A tão falada transformação digital tem ganhado muito protagonismo nos últimos anos. Um dos maiores ganhos que essa pauta trouxe para os serviços públicos foi a mudança de mentalidade de como oferecer e desenhar estes serviços, já que eles são ponto de partida para pensar estratégias de governo digital.
A própria concepção de oferecer uma experiência única de governo, esteja o cidadão em um balcão presencial, em um telefonema, em um portal ou aplicativo, eleva a qualidade dos serviços e desafia a administração pública a rever a estruturação e integração de seus dados e sistemas. Desta maneira, a transformação extrapola o digital e traz consigo a premissa não só de desburocratização, mas também da democratização do acesso aos serviços públicos pela ampla oferta de canais de atendimento.
Embora seja sabido dos ganhos em economia e eficiência para governo e da redução de tempo de deslocamento e dinheiro para o cidadão pela oferta de um serviço digital, é importante reforçar que esses resultados só serão alcançados pela administração pública se no processo de formulação, monitoramento e avaliação de serviços públicos for considerada a participação social.
O respaldo legal da transformação digital no país vem desde 2011 sendo instituído e nos últimos anos ganhou força com o Código de Defesa do Usuário de Serviços Públicos (lei 13.460/2017), a Lei de Governo Digital (14.129/2021) e com a Lei Geral de Proteção de Dados (lei 13.709/2018). Considerando este escopo legal pode parecer complexo implementar, como colocar em prática?
Neste artigo não será possível responder o “como”, é complexo mesmo, mas completamente possível. Meu objetivo com este artigo é dar um pouco de contexto das variáveis desta implementação. E para isto, convido vocês a fazer um exercício de empatia sobre os dois lados da moeda.
Começando pelo início
Quando falamos em serviços públicos, enquanto cidadãos, queremos que o nosso problema seja resolvido da maneira mais simples e rápida possível. Infelizmente, o setor público sofre com o descrédito da população, e apesar de esta realidade estar se transformando, isto ainda é um fator que aumenta a distância entre querer uma boa prestação de serviço e esperar isso de fato.
Já enquanto prestadores de serviços públicos, os servidores estão cercados de portarias regulatórias, infraestrutura tecnológica muitas vezes insuficiente, recursos humanos e financeiros escassos e poucos incentivos para uma capacitação contínua.

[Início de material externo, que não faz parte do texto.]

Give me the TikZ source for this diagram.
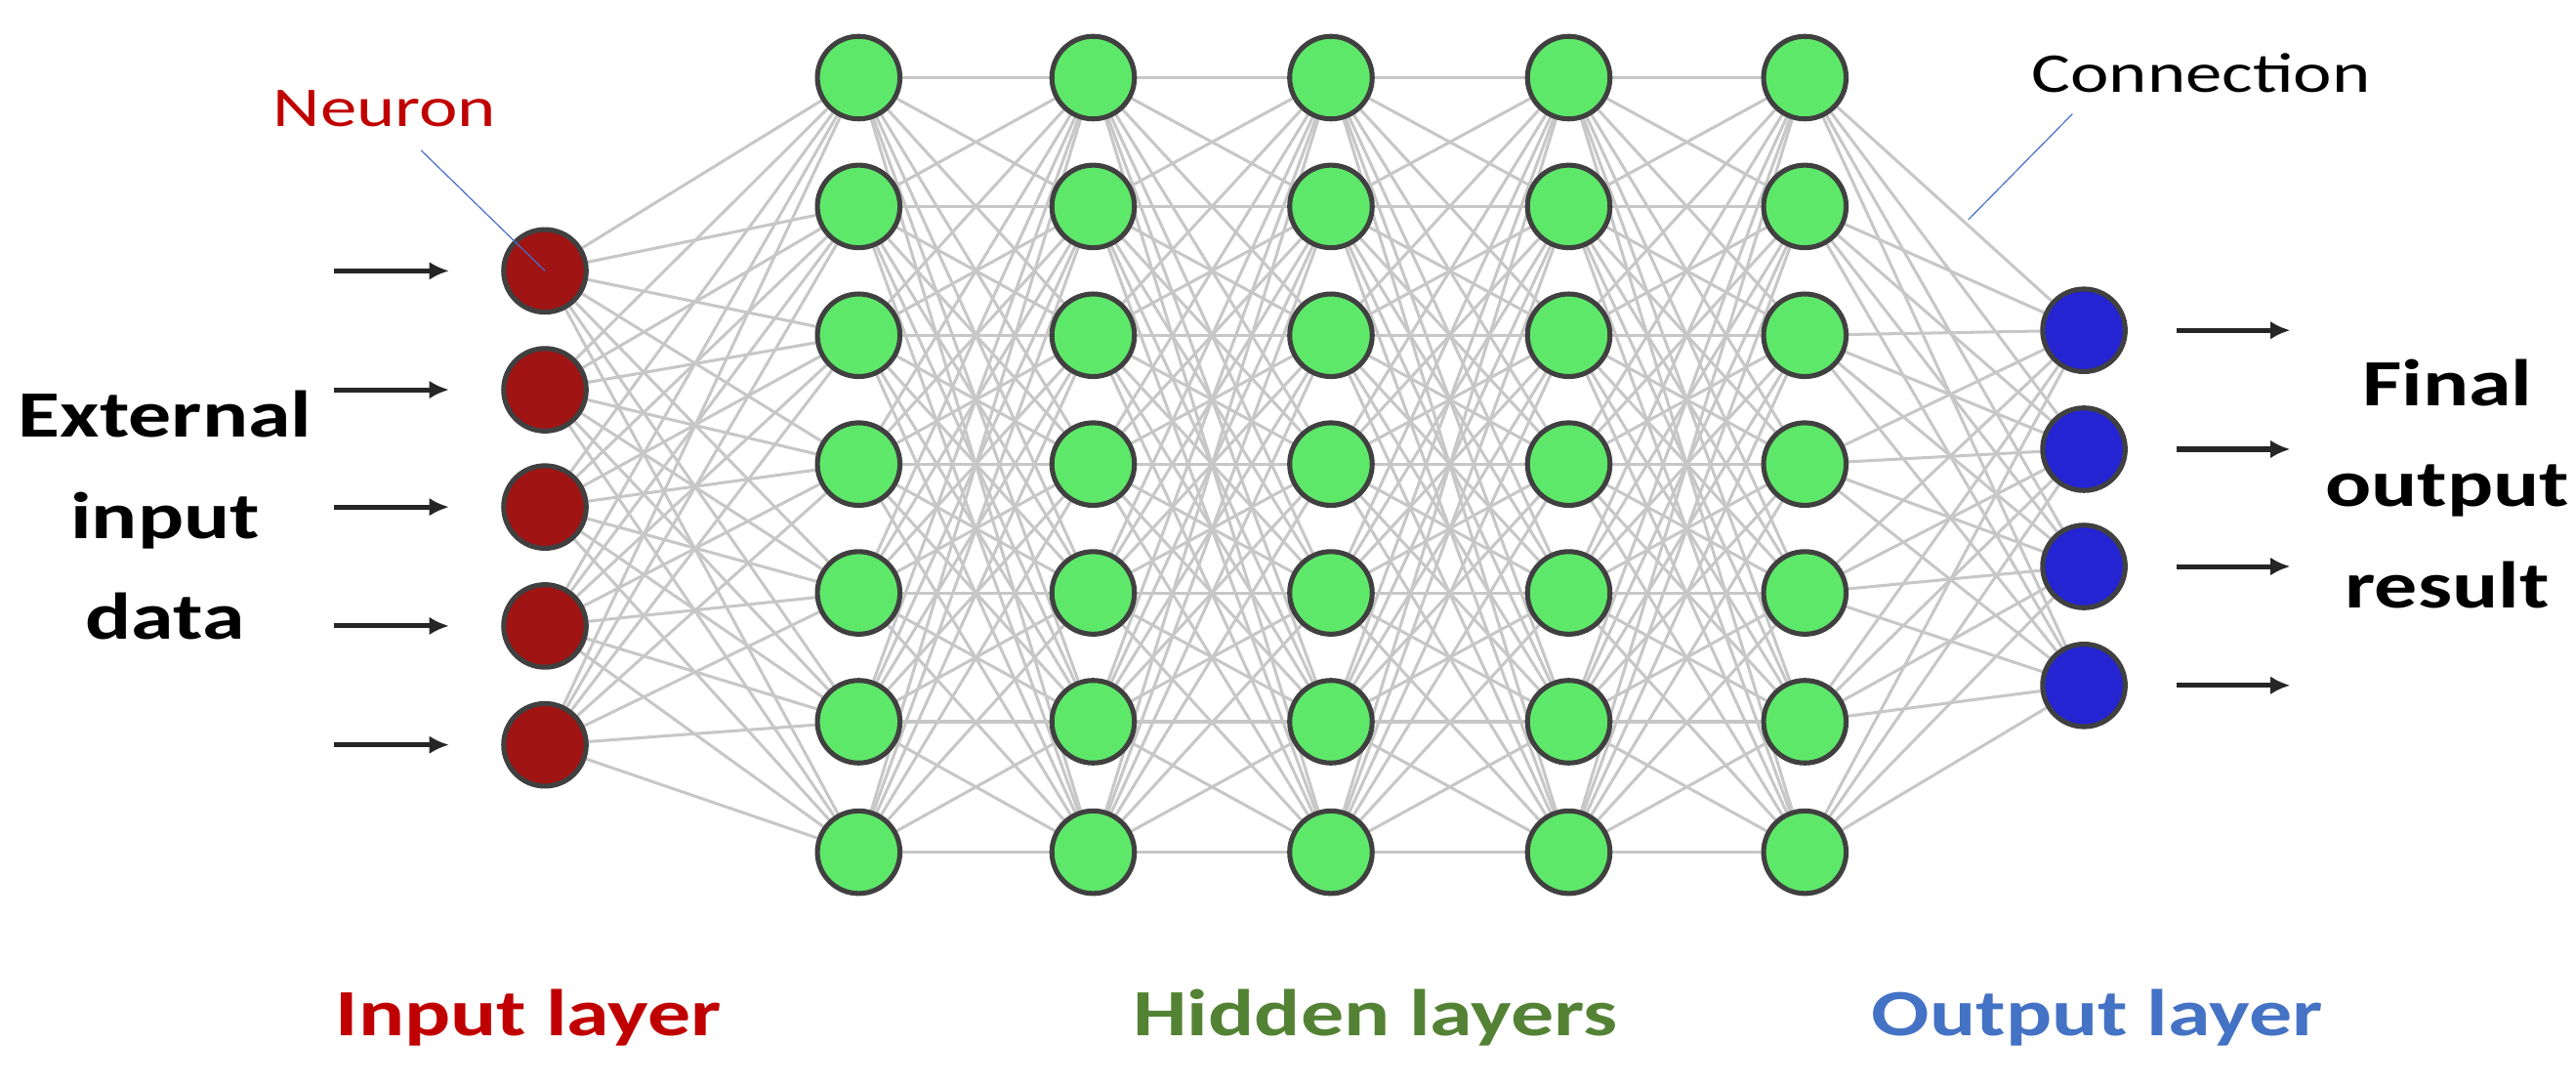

Somado a isso, os muitos afazeres da rotina de trabalho podem afastar ainda mais o(a) servidor(a) de trabalhar em um projeto voltado para otimização de processos, produtos e serviços, até mesmo aqueles que já possuem as competências essenciais para inovação (ver “Competências essenciais para inovação no setor público” da OCDE (Organização para a Cooperação e Desenvolvimento Econômico).
Acredito e vivenciei muitos exemplos que me mostraram que um dos principais fatores de sucesso da transformação digital é o engajamento e resiliência, mas propus este cenário para exemplificar como o ecossistema dos serviços públicos possui muitos fatores que podem desencorajar ou incentivar a transformação digital, a experimentação e a inovação e agora gostaria de aprofundar mais um pouco esta reflexão sob a ótica da administração pública, do cidadão e da tecnologia.
Administração Pública
Ao observarmos a dimensão da administração pública, o nível estratégico nos mostra que o patrocínio da liderança e a pauta estar na agenda política é importante para a perenidade das ações. Já no nível tático, a articulação dos atores envolvidos, regulamentação, acompanhamento dos dados e comprometimento com melhorias contínuas garantem um padrão de qualidade da prestação do serviço. E no operacional, a constante capacitação em conjunto com um bom fluxo de informação e interação entre quem executa e quem formula traz transparência e retroalimenta uma relação de confiança e aberta para as propostas de melhorias contínuas, afinal, quem melhor do que quem está na ponta para entender as reais necessidades dos cidadãos relacionadas aos serviços.